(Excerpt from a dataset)
------------------------

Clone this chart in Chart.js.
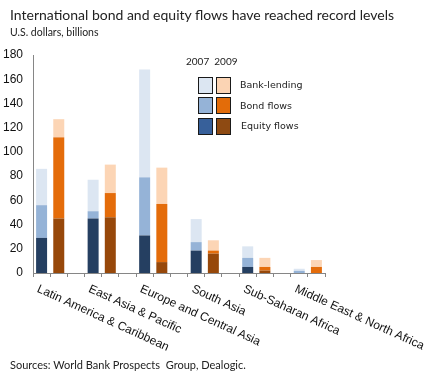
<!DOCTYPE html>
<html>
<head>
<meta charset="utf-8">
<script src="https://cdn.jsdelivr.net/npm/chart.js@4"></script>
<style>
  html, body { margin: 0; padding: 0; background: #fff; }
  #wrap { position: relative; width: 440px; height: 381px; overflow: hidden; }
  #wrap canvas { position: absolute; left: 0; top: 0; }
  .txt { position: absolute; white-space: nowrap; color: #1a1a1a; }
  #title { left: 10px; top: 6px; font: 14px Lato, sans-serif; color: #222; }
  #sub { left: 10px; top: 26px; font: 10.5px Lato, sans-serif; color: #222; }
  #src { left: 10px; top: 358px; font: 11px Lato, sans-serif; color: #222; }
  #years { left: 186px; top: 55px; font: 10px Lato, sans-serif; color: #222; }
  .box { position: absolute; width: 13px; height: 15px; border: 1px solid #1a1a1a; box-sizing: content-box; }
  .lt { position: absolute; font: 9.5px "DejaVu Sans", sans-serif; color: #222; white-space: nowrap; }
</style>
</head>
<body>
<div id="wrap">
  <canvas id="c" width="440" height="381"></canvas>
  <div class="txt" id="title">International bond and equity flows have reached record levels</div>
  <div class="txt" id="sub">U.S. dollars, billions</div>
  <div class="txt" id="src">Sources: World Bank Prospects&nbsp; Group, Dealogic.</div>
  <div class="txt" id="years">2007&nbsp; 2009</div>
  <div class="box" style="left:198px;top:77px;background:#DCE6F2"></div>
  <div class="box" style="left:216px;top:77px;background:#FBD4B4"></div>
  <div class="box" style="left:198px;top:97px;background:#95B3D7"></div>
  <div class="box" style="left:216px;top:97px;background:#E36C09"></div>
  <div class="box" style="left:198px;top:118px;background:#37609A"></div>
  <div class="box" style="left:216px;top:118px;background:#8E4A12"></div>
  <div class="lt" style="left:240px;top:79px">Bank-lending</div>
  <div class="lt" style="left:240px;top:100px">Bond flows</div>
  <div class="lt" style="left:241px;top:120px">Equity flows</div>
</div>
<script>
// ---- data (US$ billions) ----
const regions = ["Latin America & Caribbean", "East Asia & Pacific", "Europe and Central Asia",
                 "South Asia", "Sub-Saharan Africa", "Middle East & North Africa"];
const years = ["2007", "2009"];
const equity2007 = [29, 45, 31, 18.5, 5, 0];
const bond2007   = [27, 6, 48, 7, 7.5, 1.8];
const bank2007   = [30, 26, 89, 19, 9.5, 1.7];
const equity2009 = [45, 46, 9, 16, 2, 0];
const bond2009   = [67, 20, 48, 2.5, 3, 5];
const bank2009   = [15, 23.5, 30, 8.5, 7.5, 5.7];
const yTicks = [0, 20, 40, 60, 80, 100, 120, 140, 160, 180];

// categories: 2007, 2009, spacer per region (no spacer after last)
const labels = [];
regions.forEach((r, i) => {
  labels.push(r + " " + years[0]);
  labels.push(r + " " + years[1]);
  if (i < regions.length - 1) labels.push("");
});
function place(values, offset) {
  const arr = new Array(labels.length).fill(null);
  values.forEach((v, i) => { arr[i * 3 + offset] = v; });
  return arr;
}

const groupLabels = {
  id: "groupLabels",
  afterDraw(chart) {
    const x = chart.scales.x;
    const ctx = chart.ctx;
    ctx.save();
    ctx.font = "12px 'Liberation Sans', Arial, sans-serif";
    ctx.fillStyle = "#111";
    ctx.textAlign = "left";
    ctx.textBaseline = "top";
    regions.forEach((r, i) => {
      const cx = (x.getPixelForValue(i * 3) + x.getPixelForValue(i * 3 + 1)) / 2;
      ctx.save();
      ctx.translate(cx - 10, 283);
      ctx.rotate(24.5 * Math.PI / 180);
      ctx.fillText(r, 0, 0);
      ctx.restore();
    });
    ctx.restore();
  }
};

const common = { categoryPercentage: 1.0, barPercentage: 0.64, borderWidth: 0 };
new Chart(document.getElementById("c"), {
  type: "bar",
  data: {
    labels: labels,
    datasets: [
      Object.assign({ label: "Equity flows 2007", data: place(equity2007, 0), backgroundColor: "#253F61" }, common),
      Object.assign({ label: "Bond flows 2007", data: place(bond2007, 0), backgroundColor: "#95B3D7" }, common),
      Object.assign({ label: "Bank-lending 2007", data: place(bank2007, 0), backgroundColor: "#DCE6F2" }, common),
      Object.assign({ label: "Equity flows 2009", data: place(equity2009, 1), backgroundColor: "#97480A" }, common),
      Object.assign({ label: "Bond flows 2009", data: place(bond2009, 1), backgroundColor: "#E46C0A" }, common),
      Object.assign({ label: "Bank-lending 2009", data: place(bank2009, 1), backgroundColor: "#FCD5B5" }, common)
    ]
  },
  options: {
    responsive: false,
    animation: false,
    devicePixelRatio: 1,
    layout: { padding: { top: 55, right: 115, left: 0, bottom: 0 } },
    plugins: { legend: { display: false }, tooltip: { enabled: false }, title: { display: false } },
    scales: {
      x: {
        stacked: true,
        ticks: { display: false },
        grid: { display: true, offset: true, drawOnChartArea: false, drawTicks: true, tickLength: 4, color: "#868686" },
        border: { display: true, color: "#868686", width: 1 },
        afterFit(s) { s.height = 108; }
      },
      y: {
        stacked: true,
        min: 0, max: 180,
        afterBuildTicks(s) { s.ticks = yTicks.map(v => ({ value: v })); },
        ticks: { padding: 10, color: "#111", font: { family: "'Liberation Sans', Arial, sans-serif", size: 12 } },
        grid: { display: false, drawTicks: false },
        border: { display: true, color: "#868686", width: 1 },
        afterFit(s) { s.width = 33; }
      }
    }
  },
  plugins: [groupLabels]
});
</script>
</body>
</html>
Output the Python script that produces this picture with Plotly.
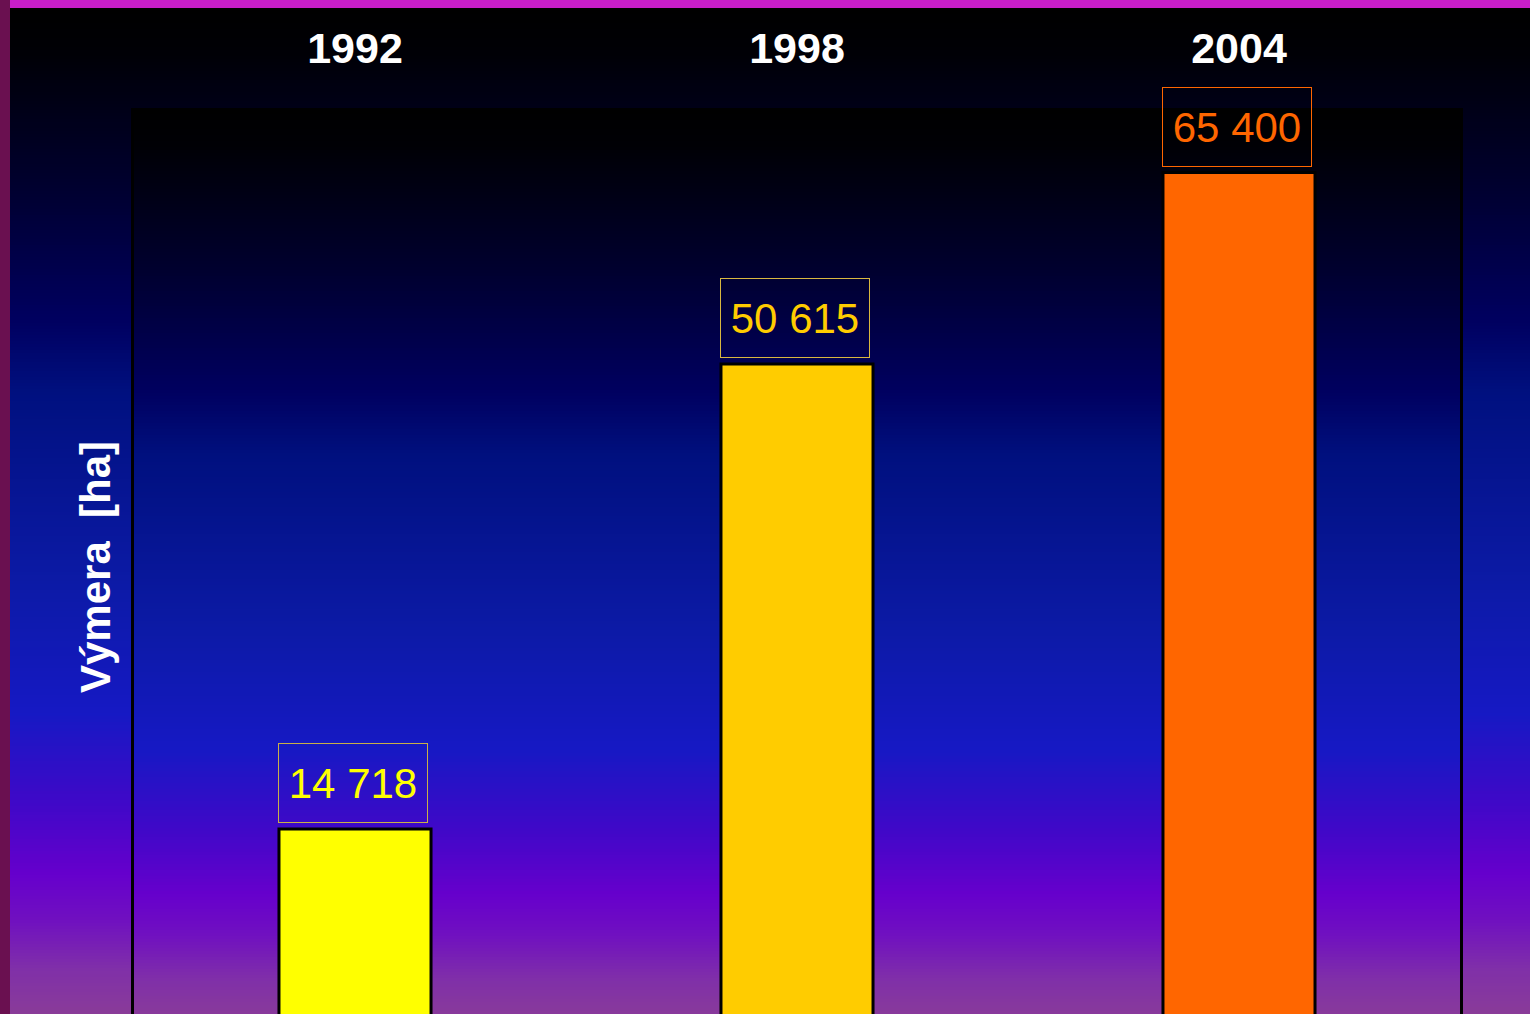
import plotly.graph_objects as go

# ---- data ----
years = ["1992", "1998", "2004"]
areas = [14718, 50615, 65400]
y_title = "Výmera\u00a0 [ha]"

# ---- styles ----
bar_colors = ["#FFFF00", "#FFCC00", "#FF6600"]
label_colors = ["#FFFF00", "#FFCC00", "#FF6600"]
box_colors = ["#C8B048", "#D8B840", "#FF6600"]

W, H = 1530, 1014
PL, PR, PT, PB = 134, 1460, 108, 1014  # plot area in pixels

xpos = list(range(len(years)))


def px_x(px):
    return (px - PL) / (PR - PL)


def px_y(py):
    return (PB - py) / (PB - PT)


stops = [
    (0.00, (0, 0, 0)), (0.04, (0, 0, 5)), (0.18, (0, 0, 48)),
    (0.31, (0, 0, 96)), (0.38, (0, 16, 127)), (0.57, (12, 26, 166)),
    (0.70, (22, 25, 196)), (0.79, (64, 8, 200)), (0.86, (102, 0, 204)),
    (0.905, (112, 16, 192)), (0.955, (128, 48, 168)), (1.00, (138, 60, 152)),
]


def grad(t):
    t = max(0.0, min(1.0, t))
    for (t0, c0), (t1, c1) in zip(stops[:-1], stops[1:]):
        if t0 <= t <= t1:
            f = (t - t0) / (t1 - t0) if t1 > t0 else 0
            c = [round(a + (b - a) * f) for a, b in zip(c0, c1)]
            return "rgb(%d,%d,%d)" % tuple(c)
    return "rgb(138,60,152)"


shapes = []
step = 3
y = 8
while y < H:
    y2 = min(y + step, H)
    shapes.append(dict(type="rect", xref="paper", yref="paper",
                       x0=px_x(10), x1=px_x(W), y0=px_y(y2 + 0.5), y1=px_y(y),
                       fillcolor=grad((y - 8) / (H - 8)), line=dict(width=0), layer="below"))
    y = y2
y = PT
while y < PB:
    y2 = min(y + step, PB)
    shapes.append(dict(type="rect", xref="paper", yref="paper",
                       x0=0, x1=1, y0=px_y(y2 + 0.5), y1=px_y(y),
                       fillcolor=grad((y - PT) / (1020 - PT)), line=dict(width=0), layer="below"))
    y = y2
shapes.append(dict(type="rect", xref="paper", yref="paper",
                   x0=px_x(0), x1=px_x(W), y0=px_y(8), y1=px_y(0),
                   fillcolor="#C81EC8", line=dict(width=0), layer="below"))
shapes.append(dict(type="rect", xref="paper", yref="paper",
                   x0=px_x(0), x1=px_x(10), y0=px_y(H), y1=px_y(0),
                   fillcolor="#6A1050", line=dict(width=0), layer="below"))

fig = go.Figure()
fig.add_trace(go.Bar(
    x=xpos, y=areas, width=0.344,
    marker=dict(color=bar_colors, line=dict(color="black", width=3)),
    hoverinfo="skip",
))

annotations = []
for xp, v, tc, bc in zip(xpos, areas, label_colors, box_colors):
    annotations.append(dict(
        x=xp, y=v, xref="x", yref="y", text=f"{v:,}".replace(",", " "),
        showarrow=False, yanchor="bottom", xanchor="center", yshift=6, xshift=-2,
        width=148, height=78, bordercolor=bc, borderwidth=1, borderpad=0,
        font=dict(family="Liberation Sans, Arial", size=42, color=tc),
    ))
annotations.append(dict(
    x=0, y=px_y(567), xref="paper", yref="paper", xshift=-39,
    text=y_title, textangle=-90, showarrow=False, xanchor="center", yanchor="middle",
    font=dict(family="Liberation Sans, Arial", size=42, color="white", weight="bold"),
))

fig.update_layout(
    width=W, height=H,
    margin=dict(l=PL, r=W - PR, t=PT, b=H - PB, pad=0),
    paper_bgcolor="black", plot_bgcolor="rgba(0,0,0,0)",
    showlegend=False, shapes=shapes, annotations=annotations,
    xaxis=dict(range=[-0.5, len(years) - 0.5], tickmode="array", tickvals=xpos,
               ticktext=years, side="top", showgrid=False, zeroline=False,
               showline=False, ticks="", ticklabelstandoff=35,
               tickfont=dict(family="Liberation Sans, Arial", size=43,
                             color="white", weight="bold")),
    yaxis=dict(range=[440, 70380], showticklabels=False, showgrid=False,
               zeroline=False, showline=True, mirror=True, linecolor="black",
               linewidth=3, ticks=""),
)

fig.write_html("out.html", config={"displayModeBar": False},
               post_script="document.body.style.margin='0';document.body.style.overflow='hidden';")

------------------------

**Problem statement**
Gather up every line in the data above that contains the word "this", copying each one.

**Reply**
Clone this chart in Chart.js.
Output the Python script that produces this picture with Plotly.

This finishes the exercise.